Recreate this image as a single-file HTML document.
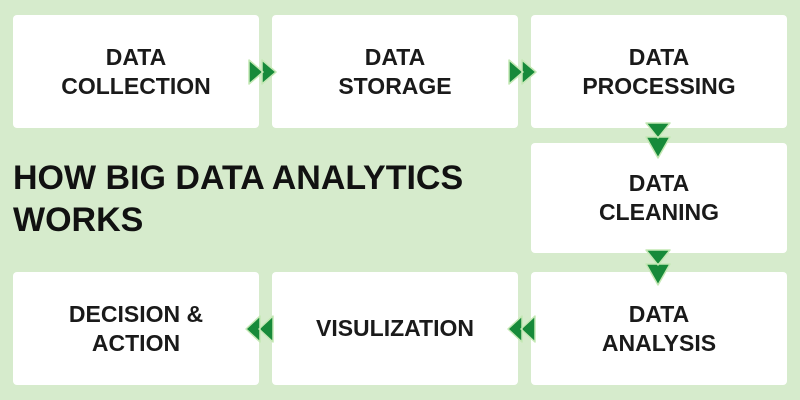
<!DOCTYPE html>
<html><head><style>
body{margin:0;width:800px;height:400px;background:#d6ebcc;position:relative;overflow:hidden;font-family:"Liberation Sans",sans-serif}
.b{position:absolute;background:#fff;border-radius:4px;display:flex;align-items:center;justify-content:center;text-align:center;font-weight:bold;font-size:23px;line-height:29px;color:#1a1a1a}
.t{position:absolute;left:13px;top:157px;font-weight:bold;font-size:34px;line-height:42px;color:#111}
svg{position:absolute}
</style></head><body>
<div class="b" style="left:13px;top:15px;width:246px;height:113px">DATA<br>COLLECTION</div>
<div class="b" style="left:272px;top:15px;width:246px;height:113px">DATA<br>STORAGE</div>
<div class="b" style="left:531px;top:15px;width:256px;height:113px">DATA<br>PROCESSING</div>
<div class="b" style="left:531px;top:143px;width:256px;height:110px">DATA<br>CLEANING</div>
<div class="b" style="left:531px;top:272px;width:256px;height:113px">DATA<br>ANALYSIS</div>
<div class="b" style="left:272px;top:272px;width:246px;height:113px">VISULIZATION</div>
<div class="b" style="left:13px;top:272px;width:246px;height:113px">DECISION &amp;<br>ACTION</div>
<div class="t">HOW BIG DATA ANALYTICS<br>WORKS</div>
<svg width="800" height="400" style="left:0;top:0">
<g fill="#178a3a" stroke="#c4e8b4" stroke-width="1.5" stroke-linejoin="round">
<path d="M249,60 L263,72 L249,84 Z M262,60 L276,72 L262,84 Z"/>
<path d="M509,60 L523,72 L509,84 Z M522,60 L536,72 L522,84 Z"/>
<path d="M646,123 L658,138 L670,123 Z M646,137 L658,158 L670,137 Z"/>
<path d="M646,250 L658,265 L670,250 Z M646,264 L658,285 L670,264 Z"/>
<path d="M535,316 L521,329 L535,342 Z M522,316 L508,329 L522,342 Z"/>
<path d="M273,316 L259,329 L273,342 Z M260,316 L246,329 L260,342 Z"/>
</g></svg>
</body></html>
■ ■ ■ ■
--- Exercise task ---
Write out the full set of lines verbatim, without the pictures.

--- Task output ---
Recreate this image as a single-file HTML document.
<!DOCTYPE html>
<html><head><style>
body{margin:0;width:800px;height:400px;background:#d6ebcc;position:relative;overflow:hidden;font-family:"Liberation Sans",sans-serif}
.b{position:absolute;background:#fff;border-radius:4px;display:flex;align-items:center;justify-content:center;text-align:center;font-weight:bold;font-size:23px;line-height:29px;color:#1a1a1a}
.t{position:absolute;left:13px;top:157px;font-weight:bold;font-size:34px;line-height:42px;color:#111}
svg{position:absolute}
</style></head><body>
<div class="b" style="left:13px;top:15px;width:246px;height:113px">DATA<br>COLLECTION</div>
<div class="b" style="left:272px;top:15px;width:246px;height:113px">DATA<br>STORAGE</div>
<div class="b" style="left:531px;top:15px;width:256px;height:113px">DATA<br>PROCESSING</div>
<div class="b" style="left:531px;top:143px;width:256px;height:110px">DATA<br>CLEANING</div>
<div class="b" style="left:531px;top:272px;width:256px;height:113px">DATA<br>ANALYSIS</div>
<div class="b" style="left:272px;top:272px;width:246px;height:113px">VISULIZATION</div>
<div class="b" style="left:13px;top:272px;width:246px;height:113px">DECISION &amp;<br>ACTION</div>
<div class="t">HOW BIG DATA ANALYTICS<br>WORKS</div>
<svg width="800" height="400" style="left:0;top:0">
<g fill="#178a3a" stroke="#c4e8b4" stroke-width="1.5" stroke-linejoin="round">
<path d="M249,60 L263,72 L249,84 Z M262,60 L276,72 L262,84 Z"/>
<path d="M509,60 L523,72 L509,84 Z M522,60 L536,72 L522,84 Z"/>
<path d="M646,123 L658,138 L670,123 Z M646,137 L658,158 L670,137 Z"/>
<path d="M646,250 L658,265 L670,250 Z M646,264 L658,285 L670,264 Z"/>
<path d="M535,316 L521,329 L535,342 Z M522,316 L508,329 L522,342 Z"/>
<path d="M273,316 L259,329 L273,342 Z M260,316 L246,329 L260,342 Z"/>
</g></svg>
</body></html>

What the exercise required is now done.